More than three dozen people of all ages filled the tables Saturday afternoon in the hall for the 17th annual Alton Chocolate Festival in this Osborne County community of approximately 100 people.

“We’ve got a very active community,” Virl Gregory said as he watched a cake walk in front of the small stage. “It’s nice to see a community this small bring out a crowd like this.”

In addition to the cake walk, the afternoon includes games of bingo and pass the ornament, a bake sale and cookie contest. A lunch stand also was offered at the American Legion building.

The festival was started to honor Alton as the birthplace of Russell Stover. Stover grew up on an Iowa farm, according to the candy company’s website, but he was born in a sod house in Alton on May 6, 1888. He married Clara Lewis in 1911, and they lived in several states and Canada, with Stover getting into the candy business while experimenting with their own candy making.

In 1921, Stover partnered with a teacher who, while moonlighting as a soda jerk, invented a chocolate-covered ice-cream sandwich. They dubbed it Eskimo Pie, and it took the country by storm.

In 1923, Stover sold his share of the business and moved to Denver, where he and Clara started to make their own chocolate candies. The Russell Stover company soon was based in Kansas City, and at the time of his death in 1954, produced 11 million pounds of candy a year. Today, the company is the third-largest chocolate manufacturer in the country.

When Alton’s chocolate festival started, the company provided chocolates and other support, but that’s no longer the case, said Wilda Carswell, president of Alton PRIDE.
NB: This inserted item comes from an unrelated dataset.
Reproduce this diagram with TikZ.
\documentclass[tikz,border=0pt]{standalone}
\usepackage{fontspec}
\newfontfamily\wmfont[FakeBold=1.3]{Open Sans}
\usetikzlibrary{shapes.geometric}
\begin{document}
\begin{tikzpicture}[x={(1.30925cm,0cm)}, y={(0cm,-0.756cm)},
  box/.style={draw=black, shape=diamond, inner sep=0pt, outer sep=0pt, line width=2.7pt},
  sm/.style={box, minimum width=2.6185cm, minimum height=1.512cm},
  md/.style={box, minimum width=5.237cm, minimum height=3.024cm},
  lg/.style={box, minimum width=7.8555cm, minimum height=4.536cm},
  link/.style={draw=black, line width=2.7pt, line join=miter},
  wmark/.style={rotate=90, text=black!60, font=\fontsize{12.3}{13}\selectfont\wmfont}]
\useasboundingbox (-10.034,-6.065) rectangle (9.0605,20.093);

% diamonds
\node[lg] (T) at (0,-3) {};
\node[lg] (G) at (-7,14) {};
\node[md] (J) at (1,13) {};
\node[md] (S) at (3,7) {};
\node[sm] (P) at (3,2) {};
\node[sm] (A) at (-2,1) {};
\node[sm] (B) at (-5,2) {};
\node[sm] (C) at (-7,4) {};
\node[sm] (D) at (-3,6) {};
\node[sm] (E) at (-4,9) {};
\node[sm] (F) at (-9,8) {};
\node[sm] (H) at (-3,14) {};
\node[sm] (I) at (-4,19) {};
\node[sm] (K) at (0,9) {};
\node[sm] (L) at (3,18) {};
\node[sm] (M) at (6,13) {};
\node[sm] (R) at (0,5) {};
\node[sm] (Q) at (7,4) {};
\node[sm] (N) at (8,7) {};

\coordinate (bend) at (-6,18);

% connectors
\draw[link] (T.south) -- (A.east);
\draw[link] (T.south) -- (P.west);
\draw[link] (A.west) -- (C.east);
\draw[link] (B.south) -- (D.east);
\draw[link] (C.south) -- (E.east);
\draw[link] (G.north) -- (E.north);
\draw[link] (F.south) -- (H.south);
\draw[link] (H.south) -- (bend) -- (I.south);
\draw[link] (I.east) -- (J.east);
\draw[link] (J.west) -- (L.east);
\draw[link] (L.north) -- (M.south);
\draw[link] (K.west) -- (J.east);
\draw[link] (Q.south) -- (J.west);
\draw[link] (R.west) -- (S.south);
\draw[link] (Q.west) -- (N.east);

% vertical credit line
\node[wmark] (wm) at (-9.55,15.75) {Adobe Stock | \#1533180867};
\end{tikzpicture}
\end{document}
Nevertheless, the celebration continues and brings people to town.

Nancy Diekman, Wichita, made her first visit to the festival Saturday with her husband, Jim, who grew up in Alton. Winning two rounds of bingo added to the fun, she said.

Others look forward to the chocolate festival every year.

“Bringing my kids has been a tradition since they were little. We don’t like to miss it,” Alton resident Julie Peterson said.

Her daughter, Anna Peterson, now is a student at Fort Hays State University, but returned for the festival, dressed to celebrate in a light-up Christmas sweater and Christmas tights.

While Julie said this was the first year in a while she hadn’t entered the cookie baking contest, it was Anna’s first year in the adult contest. Her Christmas tree bar cookies took second place.

Judging the contest’s six categories was Isaac Wilson, pastor at Osborne Free Methodist Church; Dorothy Ellsworth, pastor at Osborne United Methodist Church; and Anna Schremmer, family and consumer science agent with Phillips County Extension.

The judges spent the afternoon in the kitchen of the hall, taste-testing all of the entries. The rules are fairly simple: Each cookie must have chocolate as an ingredient, and 15 cookies must be entered. Some go to the judges, while others go into the bake sale. Prizes are awarded in two categories — bar and cookie — in categories for adults, youth and PRIDE members.

Spending all afternoon eating chocolate might sound enviable, but all three judges admitted to being quite full by the final round of judging.

“If we have six or more entries in a category, we have semifinals,” said Deanna Roach of the PRIDE committee. “We have three rounds of semifinals this time.”

“It’s hard,” said Ellsworth, who was judging her first contest Saturday.

“We’re mainly going on flavor, but when something’s really close, I look at presentation. It’s mainly flavor today,” Schremmer said.